• _Problem details_: Leave the pictures out. Return all other data exactly.

• _Information provided_:
──────────

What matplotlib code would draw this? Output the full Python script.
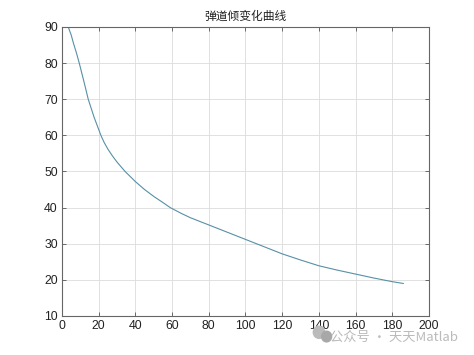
#!/usr/bin/env python3
import matplotlib
matplotlib.use('Agg')
import matplotlib.pyplot as plt
from matplotlib.patches import Ellipse

# curve
x_vals = [3.4, 5.0, 6.3, 8.0, 9.4, 12.0, 14.3, 17.5, 21.2, 23.0, 25.0, 27.5, 30.0,
          34.4, 40.0, 45.0, 50.0, 55.0, 59.0, 65.0, 70.0, 80.0, 90.0, 100.0,
          110.0, 120.0, 130.0, 140.0, 150.0, 160.0, 170.0, 180.0, 186.0]
y_vals = [90.0, 87.8, 85.4, 82.6, 80.0, 74.8, 70.0, 65.0, 60.0, 58.0, 56.2, 54.3, 52.6,
          50.0, 47.2, 45.0, 43.1, 41.4, 40.0, 38.4, 37.2, 35.2, 33.2, 31.2,
          29.2, 27.2, 25.5, 23.9, 22.7, 21.6, 20.5, 19.5, 19.0]
x_ticks = list(range(0, 201, 20))
y_ticks = list(range(10, 91, 10))
title = '弹道倾变化曲线'
watermark = '公众号 · 天天Matlab'

plt.rcParams['font.family'] = ['Liberation Sans', 'Noto Sans CJK SC', 'DejaVu Sans']

fig = plt.figure(figsize=(4.74, 3.55), dpi=100)
ax = fig.add_axes([0.1308, 0.1099, 0.7742, 0.8141])
ax.plot(x_vals, y_vals, color='#5790a6', linewidth=0.8)

ax.set_xlim(0, 200)
ax.set_ylim(10, 90)
ax.set_xticks(x_ticks)
ax.set_yticks(y_ticks)
ax.grid(True, color='#dcdcdc', linewidth=0.6)
ax.set_axisbelow(True)
ax.tick_params(direction='in', length=3, width=0.6, colors='#555555',
               labelcolor='#222222', labelsize=8.8, top=True, right=True,
               labeltop=False, labelright=False, pad=3)
for s in ax.spines.values():
    s.set_color('#666666')
    s.set_linewidth(0.8)
ax.set_title(title, fontsize=8.5, color='#222222', pad=5,
             family=['Noto Sans CJK SC', 'DejaVu Sans'])

# watermark
fig.text(0.966, 0.051, watermark, ha='right', va='center', fontsize=9.5,
         color='#bbbbbb', family=['Noto Sans CJK SC', 'DejaVu Sans'])
fig.patches.append(Ellipse((0.673, 0.064), 0.024, 0.034, transform=fig.transFigure,
                           color='#bbbbbb', zorder=5))
fig.patches.append(Ellipse((0.689, 0.052), 0.021, 0.030, transform=fig.transFigure,
                           color='#a8a8a8', zorder=6))

fig.savefig('out.png', dpi=100)
plt.close(fig)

──────────

• _Response_:
What matplotlib code would draw this? Output the full Python script.
#!/usr/bin/env python3
import matplotlib
matplotlib.use('Agg')
import matplotlib.pyplot as plt
from matplotlib.patches import Ellipse

# curve
x_vals = [3.4, 5.0, 6.3, 8.0, 9.4, 12.0, 14.3, 17.5, 21.2, 23.0, 25.0, 27.5, 30.0,
          34.4, 40.0, 45.0, 50.0, 55.0, 59.0, 65.0, 70.0, 80.0, 90.0, 100.0,
          110.0, 120.0, 130.0, 140.0, 150.0, 160.0, 170.0, 180.0, 186.0]
y_vals = [90.0, 87.8, 85.4, 82.6, 80.0, 74.8, 70.0, 65.0, 60.0, 58.0, 56.2, 54.3, 52.6,
          50.0, 47.2, 45.0, 43.1, 41.4, 40.0, 38.4, 37.2, 35.2, 33.2, 31.2,
          29.2, 27.2, 25.5, 23.9, 22.7, 21.6, 20.5, 19.5, 19.0]
x_ticks = list(range(0, 201, 20))
y_ticks = list(range(10, 91, 10))
title = '弹道倾变化曲线'
watermark = '公众号 · 天天Matlab'

plt.rcParams['font.family'] = ['Liberation Sans', 'Noto Sans CJK SC', 'DejaVu Sans']

fig = plt.figure(figsize=(4.74, 3.55), dpi=100)
ax = fig.add_axes([0.1308, 0.1099, 0.7742, 0.8141])
ax.plot(x_vals, y_vals, color='#5790a6', linewidth=0.8)

ax.set_xlim(0, 200)
ax.set_ylim(10, 90)
ax.set_xticks(x_ticks)
ax.set_yticks(y_ticks)
ax.grid(True, color='#dcdcdc', linewidth=0.6)
ax.set_axisbelow(True)
ax.tick_params(direction='in', length=3, width=0.6, colors='#555555',
               labelcolor='#222222', labelsize=8.8, top=True, right=True,
               labeltop=False, labelright=False, pad=3)
for s in ax.spines.values():
    s.set_color('#666666')
    s.set_linewidth(0.8)
ax.set_title(title, fontsize=8.5, color='#222222', pad=5,
             family=['Noto Sans CJK SC', 'DejaVu Sans'])

# watermark
fig.text(0.966, 0.051, watermark, ha='right', va='center', fontsize=9.5,
         color='#bbbbbb', family=['Noto Sans CJK SC', 'DejaVu Sans'])
fig.patches.append(Ellipse((0.673, 0.064), 0.024, 0.034, transform=fig.transFigure,
                           color='#bbbbbb', zorder=5))
fig.patches.append(Ellipse((0.689, 0.052), 0.021, 0.030, transform=fig.transFigure,
                           color='#a8a8a8', zorder=6))

fig.savefig('out.png', dpi=100)
plt.close(fig)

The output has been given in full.